┏━━

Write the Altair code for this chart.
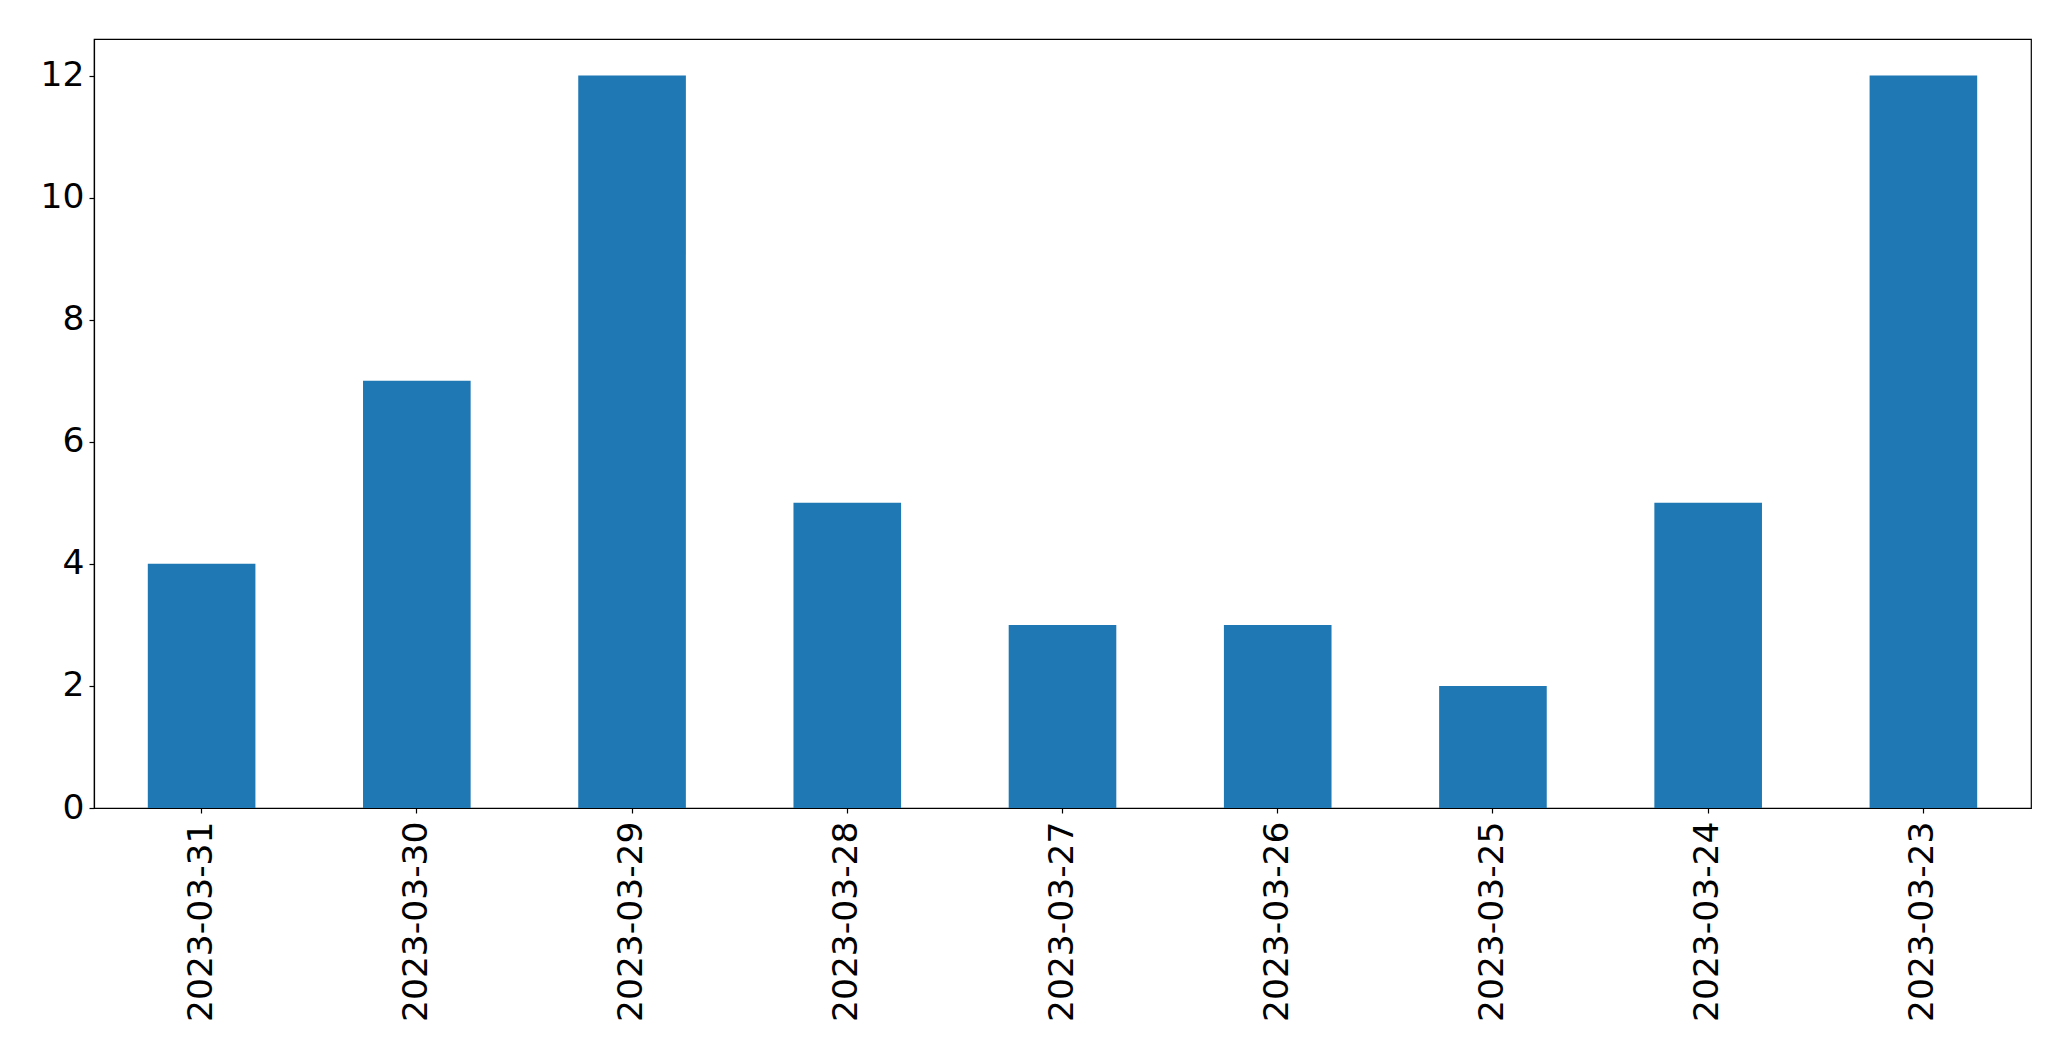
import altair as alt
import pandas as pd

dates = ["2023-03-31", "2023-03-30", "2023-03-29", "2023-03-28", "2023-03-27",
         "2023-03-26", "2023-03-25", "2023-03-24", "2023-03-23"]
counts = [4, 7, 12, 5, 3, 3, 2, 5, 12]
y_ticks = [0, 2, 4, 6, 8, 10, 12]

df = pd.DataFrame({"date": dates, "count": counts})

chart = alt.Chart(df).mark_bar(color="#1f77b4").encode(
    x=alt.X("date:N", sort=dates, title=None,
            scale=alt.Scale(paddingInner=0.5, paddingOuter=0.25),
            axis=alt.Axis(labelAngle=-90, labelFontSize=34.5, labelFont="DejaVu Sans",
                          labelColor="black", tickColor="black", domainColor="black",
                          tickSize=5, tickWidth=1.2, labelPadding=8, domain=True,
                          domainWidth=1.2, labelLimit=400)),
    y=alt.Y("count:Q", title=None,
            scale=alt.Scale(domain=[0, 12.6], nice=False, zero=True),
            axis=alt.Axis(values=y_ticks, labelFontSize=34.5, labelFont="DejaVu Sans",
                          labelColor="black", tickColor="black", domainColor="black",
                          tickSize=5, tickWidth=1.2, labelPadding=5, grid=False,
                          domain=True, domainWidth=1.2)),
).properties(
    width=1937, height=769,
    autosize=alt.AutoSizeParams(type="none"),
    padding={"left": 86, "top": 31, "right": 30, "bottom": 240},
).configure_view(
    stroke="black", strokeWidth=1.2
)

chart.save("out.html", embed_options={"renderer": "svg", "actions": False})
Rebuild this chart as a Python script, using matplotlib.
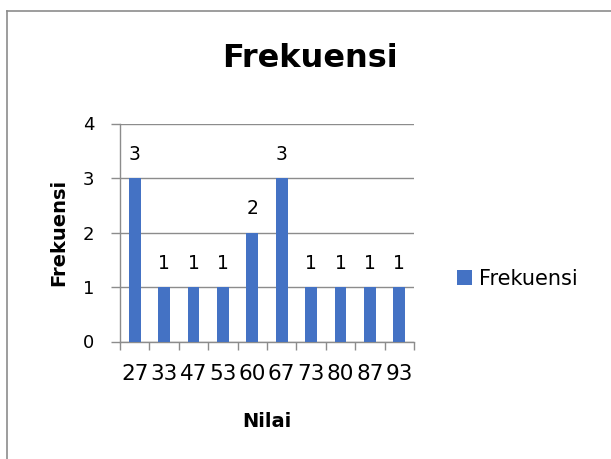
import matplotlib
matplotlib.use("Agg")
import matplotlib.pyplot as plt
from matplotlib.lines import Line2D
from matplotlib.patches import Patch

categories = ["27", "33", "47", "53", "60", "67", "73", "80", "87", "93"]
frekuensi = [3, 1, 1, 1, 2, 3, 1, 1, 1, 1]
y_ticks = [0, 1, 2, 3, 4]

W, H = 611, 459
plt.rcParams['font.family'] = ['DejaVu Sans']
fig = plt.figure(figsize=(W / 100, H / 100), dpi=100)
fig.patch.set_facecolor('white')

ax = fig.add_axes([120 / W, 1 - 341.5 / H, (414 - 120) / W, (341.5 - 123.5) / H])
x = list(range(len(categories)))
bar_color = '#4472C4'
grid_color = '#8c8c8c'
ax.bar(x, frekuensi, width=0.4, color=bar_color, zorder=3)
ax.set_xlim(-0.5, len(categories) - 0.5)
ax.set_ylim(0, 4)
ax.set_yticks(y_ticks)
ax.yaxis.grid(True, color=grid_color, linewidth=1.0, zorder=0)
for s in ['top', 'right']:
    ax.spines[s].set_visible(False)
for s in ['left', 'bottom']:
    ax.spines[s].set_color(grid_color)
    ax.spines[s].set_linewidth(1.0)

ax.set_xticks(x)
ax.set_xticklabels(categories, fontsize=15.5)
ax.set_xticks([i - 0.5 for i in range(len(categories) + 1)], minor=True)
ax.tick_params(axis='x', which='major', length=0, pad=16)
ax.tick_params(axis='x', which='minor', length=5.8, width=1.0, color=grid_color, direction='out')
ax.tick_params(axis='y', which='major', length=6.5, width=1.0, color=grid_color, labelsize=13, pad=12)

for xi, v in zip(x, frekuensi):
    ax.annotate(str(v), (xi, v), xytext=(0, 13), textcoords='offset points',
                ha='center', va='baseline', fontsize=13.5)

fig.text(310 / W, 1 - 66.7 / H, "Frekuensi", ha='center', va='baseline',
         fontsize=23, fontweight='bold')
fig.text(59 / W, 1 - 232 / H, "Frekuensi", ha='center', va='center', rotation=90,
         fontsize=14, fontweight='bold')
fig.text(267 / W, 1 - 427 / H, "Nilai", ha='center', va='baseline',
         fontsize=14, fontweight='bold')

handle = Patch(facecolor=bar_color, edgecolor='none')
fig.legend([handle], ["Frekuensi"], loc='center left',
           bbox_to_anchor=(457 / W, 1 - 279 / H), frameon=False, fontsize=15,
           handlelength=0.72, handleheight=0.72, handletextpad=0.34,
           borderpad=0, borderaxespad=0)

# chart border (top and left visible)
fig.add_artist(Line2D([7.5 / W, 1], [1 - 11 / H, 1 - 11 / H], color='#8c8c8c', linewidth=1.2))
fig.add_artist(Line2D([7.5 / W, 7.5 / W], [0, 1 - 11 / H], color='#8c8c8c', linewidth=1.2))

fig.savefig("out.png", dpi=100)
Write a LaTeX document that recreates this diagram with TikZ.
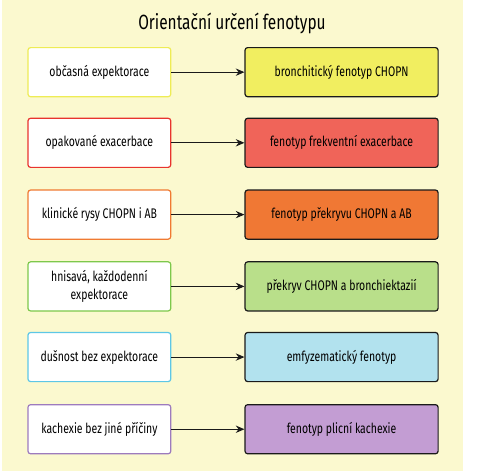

┗━━

Look over the material above and show each line where "this" appears.

Write the Altair code for this chart.
Rebuild this chart as a Python script, using matplotlib.
Write a LaTeX document that recreates this diagram with TikZ.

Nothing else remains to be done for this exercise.